Como ressalta estudo encomendado pelo Sebrae, as micro e pequenas empresas não competem com a grande empresa, mas, ao contrário, integram-se na cadeia produtiva, com claras vantagens competitivas em relação às empresas maiores, pela sua flexibilidade. É uma característica que as torna capazes de absorver com rapidez e eficiência novas demandas, nichos de mercado e tecnologias. O desenvolvimento do segmento, portanto, tem de ser visto como parte integrante do desenvolvimento da economia como um todo, como aliás têm reiterado os ministros do Desenvolvimento, Celso Lafer, e do Trabalho, Francisco Dornelles.
É falsa a percepção de que as micro e pequenas empresas se constituem numa etapa do desenvolvimento de um país, necessariamente transitória, porque se transformarão mais adiante em médias e grandes empresas. A experiência da Itália e dos Estados Unidos, para citar apenas dois países, demonstra ser tal tese uma falácia. Não é justificativa, portanto, para que não se tenha uma política pública global para os pequenos empresários. Em favor deles, é fácil fazer discurso, por se tratar de boa e simpática causa, mas é difícil colocá-lo em prática, como demonstra, por exemplo, a inexpressiva adesão dos Estados ao Simples.
Como a pequena empresa, não há dúvida, é dinamizadora da economia como um todo, apoiá-la com mecanismos permanentes é uma forma de espantar a crise. Alguns passos já foram dados, como a criação do Simples e do Fácil, central de atendimento empresarial, uma iniciativa do Departamento Nacional de Registro do Comércio, em parceria com o Sebrae e outros organismos, que agiliza a criação de pequenas empresas.

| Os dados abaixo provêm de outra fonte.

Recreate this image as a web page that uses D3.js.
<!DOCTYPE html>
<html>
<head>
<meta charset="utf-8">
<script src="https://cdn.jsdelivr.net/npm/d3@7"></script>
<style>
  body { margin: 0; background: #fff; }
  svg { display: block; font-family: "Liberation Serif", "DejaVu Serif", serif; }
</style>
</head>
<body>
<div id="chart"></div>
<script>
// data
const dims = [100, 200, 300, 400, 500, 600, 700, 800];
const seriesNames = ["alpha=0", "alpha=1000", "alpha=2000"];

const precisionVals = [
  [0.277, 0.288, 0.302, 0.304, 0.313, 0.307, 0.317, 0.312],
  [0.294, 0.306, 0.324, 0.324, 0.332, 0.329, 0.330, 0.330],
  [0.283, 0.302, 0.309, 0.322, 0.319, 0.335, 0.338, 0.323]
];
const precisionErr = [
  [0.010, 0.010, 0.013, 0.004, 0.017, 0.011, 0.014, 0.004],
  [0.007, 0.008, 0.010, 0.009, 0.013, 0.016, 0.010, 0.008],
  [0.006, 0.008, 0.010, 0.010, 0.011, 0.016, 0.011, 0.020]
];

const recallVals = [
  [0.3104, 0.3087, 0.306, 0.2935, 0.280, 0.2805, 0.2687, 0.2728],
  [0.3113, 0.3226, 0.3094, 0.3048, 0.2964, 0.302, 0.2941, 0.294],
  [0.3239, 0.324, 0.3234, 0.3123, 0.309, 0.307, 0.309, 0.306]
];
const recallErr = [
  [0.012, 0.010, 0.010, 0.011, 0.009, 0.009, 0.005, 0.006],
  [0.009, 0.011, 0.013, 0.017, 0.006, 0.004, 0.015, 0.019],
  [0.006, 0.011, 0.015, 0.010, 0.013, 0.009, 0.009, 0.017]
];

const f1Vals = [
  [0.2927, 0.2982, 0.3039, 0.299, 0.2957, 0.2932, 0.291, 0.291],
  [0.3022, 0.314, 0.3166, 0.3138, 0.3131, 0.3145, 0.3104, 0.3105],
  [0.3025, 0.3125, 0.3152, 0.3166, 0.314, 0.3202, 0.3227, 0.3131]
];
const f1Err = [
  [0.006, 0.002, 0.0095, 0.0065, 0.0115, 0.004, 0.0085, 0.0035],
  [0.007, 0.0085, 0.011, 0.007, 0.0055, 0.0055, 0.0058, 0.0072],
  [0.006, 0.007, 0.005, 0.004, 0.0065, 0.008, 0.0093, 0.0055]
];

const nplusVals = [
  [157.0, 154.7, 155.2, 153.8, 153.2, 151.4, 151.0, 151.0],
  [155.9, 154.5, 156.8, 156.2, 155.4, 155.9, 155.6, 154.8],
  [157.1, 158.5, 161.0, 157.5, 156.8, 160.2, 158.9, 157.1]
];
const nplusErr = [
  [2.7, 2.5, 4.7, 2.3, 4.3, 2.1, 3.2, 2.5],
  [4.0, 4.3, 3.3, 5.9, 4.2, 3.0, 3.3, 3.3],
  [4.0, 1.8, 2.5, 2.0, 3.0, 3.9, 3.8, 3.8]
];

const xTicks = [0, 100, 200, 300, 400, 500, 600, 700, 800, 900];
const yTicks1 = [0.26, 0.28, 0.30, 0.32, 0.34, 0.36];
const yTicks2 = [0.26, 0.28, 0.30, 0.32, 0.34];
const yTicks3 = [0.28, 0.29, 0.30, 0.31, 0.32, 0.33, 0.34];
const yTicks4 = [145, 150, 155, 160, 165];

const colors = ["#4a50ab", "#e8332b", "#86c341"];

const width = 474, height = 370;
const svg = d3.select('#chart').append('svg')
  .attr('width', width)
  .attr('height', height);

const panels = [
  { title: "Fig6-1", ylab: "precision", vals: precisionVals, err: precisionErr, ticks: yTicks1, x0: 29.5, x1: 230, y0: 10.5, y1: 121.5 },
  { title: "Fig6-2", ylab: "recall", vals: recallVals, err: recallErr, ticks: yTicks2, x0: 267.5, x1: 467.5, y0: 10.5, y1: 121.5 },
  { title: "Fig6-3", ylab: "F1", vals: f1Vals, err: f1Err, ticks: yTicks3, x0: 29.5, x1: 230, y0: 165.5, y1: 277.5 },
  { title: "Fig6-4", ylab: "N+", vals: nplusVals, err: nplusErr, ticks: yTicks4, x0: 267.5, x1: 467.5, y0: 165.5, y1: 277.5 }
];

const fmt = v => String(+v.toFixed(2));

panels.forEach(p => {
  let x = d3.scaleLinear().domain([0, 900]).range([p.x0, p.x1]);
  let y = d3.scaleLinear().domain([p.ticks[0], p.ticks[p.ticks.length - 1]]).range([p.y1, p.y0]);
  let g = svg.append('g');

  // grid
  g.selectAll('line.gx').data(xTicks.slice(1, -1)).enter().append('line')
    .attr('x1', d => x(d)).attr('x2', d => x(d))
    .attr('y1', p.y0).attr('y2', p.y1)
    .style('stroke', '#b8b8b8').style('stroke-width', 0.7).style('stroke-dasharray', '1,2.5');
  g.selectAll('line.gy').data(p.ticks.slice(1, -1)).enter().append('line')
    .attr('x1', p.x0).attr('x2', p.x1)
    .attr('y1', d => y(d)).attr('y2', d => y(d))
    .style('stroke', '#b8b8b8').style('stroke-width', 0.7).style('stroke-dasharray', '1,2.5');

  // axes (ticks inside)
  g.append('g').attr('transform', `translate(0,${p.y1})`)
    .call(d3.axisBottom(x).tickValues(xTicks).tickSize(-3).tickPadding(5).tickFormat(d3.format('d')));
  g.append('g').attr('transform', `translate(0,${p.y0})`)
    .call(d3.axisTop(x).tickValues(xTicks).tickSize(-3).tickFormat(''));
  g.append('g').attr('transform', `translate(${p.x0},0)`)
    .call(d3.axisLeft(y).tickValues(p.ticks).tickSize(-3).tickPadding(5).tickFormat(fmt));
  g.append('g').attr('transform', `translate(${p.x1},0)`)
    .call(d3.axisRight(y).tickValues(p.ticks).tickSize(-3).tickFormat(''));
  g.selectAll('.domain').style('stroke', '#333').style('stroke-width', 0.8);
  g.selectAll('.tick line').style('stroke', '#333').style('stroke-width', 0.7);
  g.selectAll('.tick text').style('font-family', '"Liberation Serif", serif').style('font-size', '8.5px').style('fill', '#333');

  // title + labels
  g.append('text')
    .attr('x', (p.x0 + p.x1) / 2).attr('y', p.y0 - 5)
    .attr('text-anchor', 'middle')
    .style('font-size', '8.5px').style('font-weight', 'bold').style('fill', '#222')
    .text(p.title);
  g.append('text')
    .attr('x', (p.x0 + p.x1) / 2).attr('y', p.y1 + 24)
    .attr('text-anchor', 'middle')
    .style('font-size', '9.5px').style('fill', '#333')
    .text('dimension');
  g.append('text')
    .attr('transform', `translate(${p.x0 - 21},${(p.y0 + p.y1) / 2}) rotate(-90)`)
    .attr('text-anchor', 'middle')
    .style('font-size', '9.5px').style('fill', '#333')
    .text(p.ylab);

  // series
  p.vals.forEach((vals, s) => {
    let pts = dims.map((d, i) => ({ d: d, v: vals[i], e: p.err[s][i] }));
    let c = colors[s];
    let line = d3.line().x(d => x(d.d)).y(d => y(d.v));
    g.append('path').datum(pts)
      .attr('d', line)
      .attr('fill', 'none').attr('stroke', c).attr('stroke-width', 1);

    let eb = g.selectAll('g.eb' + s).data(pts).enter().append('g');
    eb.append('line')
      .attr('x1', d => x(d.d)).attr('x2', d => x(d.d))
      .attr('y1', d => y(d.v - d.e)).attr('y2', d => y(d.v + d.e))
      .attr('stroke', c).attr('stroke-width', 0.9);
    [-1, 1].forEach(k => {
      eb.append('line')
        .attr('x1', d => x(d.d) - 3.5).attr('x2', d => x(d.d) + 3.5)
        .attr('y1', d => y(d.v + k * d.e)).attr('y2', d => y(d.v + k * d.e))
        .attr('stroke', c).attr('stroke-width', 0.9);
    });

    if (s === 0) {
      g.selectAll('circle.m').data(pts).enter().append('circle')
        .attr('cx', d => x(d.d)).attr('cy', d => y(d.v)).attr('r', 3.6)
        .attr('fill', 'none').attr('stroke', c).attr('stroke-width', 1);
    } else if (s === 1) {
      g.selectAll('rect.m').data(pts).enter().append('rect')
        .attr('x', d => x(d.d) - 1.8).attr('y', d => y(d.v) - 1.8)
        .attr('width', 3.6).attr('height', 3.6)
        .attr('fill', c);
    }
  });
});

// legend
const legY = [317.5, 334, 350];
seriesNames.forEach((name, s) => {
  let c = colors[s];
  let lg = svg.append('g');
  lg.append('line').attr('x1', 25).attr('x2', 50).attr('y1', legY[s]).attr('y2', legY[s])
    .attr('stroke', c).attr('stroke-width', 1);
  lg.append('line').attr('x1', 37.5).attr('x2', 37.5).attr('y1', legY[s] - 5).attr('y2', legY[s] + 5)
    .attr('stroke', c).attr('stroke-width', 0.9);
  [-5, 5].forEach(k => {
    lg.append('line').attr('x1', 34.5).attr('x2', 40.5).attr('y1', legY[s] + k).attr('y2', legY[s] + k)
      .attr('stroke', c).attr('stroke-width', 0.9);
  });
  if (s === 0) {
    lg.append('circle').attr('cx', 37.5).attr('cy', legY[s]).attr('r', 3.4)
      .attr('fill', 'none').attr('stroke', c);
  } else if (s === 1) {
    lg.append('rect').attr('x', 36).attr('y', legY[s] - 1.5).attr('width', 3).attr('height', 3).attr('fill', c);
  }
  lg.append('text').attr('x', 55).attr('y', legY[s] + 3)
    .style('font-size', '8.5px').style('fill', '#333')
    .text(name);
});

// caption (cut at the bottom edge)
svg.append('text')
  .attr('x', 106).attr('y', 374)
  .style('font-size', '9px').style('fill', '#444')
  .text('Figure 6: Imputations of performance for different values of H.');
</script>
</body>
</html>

São iniciativas que precisam, contudo, ser multiplicadas.
Outra decisão louvável do presidente Fernando Henrique Cardoso, a criação da Apex (Agência de Promoção de Exportações), no âmbito do Sebrae, vem atuando no esforço de ampliar a participação da pequena empresa nas exportações; mas uma parceria estreita do BNDES com a Apex seria bem-vinda.

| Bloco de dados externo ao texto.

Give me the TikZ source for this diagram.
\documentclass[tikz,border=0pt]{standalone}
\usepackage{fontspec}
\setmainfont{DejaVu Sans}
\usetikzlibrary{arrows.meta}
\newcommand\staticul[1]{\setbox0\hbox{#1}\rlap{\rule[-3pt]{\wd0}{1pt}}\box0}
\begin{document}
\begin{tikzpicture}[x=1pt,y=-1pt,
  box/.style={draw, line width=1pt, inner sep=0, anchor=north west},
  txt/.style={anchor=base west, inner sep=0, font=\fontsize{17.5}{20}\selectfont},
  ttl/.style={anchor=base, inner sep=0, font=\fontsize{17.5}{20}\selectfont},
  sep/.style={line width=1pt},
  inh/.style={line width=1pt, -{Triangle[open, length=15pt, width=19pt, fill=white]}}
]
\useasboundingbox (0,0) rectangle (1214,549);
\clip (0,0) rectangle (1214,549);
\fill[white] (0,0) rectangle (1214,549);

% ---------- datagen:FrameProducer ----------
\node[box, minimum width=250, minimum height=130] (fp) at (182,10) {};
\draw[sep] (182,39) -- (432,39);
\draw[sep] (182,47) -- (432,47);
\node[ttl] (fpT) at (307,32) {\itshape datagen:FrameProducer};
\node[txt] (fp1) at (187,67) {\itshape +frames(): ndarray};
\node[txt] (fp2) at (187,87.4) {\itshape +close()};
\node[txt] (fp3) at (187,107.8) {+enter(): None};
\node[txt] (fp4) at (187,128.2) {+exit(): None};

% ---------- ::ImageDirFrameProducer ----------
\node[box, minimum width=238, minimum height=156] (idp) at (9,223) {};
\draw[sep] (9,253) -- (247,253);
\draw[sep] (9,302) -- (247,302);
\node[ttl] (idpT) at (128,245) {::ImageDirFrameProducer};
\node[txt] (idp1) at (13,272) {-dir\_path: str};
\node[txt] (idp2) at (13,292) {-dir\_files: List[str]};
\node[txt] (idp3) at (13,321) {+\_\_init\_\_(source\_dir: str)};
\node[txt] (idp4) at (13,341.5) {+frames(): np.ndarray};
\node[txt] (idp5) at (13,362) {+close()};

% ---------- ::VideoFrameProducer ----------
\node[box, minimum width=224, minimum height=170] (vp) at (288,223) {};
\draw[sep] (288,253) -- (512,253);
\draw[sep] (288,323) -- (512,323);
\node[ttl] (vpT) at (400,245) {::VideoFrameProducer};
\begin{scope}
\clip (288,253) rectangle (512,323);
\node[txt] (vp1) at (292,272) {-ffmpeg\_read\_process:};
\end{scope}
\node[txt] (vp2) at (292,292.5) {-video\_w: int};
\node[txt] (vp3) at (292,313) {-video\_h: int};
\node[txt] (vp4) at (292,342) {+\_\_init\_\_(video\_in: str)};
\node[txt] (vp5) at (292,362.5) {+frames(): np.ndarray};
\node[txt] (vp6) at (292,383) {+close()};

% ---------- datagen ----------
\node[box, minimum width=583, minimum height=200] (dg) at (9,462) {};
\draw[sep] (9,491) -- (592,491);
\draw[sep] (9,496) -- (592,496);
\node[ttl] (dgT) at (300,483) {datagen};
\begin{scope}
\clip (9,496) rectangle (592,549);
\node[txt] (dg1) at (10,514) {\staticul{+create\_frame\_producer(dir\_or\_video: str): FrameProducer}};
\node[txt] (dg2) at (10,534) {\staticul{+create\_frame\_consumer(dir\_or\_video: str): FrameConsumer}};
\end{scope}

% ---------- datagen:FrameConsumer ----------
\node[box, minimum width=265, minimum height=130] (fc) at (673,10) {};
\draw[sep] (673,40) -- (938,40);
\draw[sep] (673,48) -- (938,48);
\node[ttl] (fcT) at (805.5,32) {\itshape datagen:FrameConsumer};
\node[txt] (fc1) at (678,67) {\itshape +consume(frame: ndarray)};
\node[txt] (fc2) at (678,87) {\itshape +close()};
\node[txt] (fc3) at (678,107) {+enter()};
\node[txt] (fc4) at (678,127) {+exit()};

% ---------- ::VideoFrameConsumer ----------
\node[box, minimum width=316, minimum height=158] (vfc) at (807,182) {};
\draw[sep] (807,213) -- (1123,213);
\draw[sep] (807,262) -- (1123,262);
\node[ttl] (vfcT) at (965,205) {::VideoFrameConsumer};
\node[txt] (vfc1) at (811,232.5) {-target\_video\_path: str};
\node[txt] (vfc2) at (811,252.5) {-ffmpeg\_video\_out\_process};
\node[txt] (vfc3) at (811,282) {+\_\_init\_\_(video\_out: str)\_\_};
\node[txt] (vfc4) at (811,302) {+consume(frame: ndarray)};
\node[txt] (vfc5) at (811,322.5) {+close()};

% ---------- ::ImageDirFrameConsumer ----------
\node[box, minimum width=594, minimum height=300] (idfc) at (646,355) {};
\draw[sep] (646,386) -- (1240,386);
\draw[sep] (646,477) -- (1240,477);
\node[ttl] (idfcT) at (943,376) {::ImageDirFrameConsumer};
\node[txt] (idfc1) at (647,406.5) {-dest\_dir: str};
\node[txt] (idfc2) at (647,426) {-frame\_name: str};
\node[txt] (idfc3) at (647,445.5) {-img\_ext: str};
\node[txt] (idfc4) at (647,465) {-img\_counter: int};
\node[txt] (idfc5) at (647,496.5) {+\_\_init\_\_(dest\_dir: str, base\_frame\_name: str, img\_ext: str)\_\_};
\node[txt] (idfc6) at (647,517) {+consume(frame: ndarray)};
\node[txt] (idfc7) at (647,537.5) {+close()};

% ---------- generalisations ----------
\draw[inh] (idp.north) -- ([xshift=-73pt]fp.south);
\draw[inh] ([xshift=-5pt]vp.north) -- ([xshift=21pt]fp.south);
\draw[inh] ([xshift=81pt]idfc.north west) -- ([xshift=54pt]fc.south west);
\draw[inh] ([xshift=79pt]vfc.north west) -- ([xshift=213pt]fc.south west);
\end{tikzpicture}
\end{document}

Esses passos são muito pouco, porém. Para estabelecer uma política pública global para a micro e a pequena empresa, régua e compasso estão dados: é bastante eliminar para elas a burocracia, em especial nas áreas jurídica e contábil; reduzir-lhes a carga tributária, diminuir os encargos trabalhistas, facilitar o acesso delas ao crédito. É bastante, repito, vontade política. Invertendo os sábios dizeres do mestre Roberto Campos no discurso de despedida do Legislativo: feito isso, o Brasil, certamente, ficará perto demais da riqueza atingível e longe demais da pobreza corrigível.


Pio Guerra, 49, engenheiro agrônomo, é vice-presidente da CNA (Confederação Nacional da Agricultura) e presidente do Conselho Deliberativo Nacional do Sebrae.